'''
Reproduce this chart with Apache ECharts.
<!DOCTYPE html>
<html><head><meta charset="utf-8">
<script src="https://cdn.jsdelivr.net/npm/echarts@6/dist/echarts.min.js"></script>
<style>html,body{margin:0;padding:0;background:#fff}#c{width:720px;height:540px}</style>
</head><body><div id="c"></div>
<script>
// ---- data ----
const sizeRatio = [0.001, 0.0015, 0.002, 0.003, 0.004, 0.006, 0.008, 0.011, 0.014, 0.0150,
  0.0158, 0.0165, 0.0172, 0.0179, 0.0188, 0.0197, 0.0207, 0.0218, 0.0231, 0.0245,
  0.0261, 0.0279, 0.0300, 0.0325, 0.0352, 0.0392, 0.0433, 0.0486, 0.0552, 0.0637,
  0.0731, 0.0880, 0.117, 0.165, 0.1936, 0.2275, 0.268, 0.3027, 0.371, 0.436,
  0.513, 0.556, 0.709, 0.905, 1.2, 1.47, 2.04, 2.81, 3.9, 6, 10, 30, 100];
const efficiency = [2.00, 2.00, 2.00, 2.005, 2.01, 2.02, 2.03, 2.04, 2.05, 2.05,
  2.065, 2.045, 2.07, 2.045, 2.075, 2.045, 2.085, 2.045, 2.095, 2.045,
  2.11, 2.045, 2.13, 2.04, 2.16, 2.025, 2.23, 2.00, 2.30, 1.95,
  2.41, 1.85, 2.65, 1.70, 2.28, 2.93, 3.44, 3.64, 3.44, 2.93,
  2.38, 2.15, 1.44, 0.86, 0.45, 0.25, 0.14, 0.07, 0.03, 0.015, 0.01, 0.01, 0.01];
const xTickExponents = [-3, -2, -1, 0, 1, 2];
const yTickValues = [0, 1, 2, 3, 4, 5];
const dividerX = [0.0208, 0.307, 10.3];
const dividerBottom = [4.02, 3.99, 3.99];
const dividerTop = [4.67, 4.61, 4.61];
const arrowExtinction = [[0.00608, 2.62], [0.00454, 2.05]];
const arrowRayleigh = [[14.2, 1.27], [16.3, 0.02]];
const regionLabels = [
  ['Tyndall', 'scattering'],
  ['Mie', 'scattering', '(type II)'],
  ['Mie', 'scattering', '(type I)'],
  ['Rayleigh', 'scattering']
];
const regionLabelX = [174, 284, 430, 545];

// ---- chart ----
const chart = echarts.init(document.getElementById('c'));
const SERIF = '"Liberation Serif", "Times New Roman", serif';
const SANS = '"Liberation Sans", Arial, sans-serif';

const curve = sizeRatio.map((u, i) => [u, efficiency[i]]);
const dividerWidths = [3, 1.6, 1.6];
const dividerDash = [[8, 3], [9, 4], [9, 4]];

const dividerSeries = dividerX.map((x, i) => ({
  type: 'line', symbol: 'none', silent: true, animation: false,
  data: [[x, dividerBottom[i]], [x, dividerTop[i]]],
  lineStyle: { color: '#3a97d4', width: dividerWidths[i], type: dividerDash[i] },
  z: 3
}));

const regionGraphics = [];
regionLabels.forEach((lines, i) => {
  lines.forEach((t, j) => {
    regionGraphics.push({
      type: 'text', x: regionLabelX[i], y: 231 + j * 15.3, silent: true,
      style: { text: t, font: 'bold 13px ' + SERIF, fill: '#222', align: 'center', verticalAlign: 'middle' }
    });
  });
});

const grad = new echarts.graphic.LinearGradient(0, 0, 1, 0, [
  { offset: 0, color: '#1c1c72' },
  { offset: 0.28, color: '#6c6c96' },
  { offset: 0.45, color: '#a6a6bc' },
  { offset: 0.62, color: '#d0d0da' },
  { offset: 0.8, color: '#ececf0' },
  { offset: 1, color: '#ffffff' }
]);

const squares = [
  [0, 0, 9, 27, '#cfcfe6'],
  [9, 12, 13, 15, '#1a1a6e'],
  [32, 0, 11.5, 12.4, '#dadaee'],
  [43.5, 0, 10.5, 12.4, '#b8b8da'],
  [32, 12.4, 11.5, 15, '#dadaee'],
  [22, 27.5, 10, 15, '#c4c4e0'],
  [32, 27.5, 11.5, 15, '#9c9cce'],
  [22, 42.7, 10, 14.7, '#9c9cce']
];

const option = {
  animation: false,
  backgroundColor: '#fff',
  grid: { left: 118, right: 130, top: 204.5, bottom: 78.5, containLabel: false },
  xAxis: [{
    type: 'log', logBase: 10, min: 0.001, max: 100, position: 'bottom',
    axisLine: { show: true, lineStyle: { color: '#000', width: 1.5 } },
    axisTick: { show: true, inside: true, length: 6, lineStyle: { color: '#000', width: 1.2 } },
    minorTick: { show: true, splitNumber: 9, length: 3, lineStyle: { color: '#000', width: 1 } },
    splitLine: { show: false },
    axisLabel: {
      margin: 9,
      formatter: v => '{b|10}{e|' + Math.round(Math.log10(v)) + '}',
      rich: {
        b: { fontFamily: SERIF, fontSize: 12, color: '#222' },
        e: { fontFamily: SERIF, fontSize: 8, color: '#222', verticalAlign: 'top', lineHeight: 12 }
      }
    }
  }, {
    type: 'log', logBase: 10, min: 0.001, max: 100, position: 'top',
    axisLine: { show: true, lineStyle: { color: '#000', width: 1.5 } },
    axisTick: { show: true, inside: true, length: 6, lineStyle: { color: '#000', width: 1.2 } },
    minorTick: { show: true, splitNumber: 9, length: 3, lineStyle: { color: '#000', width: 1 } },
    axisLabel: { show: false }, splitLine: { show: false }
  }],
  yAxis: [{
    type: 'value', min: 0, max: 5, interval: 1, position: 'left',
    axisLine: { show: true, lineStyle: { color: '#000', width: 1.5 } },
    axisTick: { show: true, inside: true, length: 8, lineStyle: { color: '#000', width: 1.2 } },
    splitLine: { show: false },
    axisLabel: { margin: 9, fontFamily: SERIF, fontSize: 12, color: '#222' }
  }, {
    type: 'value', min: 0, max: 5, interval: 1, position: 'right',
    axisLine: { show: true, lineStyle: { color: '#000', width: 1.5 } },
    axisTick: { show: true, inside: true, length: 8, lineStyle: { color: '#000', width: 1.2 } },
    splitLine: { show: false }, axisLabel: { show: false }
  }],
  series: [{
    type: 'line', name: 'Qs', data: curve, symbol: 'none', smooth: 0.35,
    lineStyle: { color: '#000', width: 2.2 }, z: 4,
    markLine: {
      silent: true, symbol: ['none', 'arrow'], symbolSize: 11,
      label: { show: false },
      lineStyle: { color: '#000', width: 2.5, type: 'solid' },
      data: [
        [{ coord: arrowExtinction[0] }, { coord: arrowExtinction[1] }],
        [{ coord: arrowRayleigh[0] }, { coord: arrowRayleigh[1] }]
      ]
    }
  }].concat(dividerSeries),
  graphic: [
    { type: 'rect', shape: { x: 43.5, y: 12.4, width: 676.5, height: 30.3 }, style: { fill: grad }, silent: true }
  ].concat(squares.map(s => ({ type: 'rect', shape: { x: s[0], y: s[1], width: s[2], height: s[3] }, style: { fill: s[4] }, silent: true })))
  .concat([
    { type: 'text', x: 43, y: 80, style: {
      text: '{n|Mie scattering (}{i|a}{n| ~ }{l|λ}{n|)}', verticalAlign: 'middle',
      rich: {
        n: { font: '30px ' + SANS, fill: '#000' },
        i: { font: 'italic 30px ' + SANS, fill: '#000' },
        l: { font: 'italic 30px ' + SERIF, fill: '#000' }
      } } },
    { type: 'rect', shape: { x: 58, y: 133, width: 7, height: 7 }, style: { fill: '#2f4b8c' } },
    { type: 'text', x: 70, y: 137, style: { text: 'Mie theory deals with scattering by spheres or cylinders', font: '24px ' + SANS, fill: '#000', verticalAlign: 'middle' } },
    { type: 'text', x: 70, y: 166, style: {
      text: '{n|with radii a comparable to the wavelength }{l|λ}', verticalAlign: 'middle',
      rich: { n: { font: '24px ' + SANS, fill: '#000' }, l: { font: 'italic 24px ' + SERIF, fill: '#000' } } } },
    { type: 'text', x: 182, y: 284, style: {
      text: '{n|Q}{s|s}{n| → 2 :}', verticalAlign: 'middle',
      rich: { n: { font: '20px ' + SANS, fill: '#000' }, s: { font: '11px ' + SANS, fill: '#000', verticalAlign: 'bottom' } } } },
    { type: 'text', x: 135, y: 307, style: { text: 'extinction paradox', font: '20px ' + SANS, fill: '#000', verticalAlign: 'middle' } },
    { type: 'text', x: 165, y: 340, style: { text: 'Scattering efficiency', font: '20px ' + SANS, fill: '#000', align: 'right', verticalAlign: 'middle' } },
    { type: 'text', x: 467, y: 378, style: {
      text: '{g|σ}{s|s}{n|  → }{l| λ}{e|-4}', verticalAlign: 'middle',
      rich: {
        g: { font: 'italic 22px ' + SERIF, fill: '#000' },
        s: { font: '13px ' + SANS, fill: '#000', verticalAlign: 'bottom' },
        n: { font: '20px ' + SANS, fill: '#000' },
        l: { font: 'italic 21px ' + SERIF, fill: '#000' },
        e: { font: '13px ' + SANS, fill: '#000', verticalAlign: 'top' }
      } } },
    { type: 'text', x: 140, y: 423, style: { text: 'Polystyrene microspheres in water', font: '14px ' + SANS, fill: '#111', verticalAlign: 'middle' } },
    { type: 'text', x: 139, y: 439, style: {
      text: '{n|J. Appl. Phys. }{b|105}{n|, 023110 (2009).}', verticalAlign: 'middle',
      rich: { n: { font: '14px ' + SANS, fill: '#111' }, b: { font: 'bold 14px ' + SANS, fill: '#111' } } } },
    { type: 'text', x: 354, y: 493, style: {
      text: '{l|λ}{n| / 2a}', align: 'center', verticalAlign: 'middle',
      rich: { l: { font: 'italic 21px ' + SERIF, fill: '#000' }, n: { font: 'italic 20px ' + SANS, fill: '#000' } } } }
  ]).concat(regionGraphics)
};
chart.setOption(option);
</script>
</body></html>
'''
Search the data above for the string "with" and copy each line that has it.

__EXPECTED ANSWER__.
Reproduce this chart with Apache ECharts.
    { type: 'text', x: 70, y: 137, style: { text: 'Mie theory deals with scattering by spheres or cylinders', font: '24px ' + SANS, fill: '#000', verticalAlign: 'middle' } },
      text: '{n|with radii a comparable to the wavelength }{l|λ}', verticalAlign: 'middle',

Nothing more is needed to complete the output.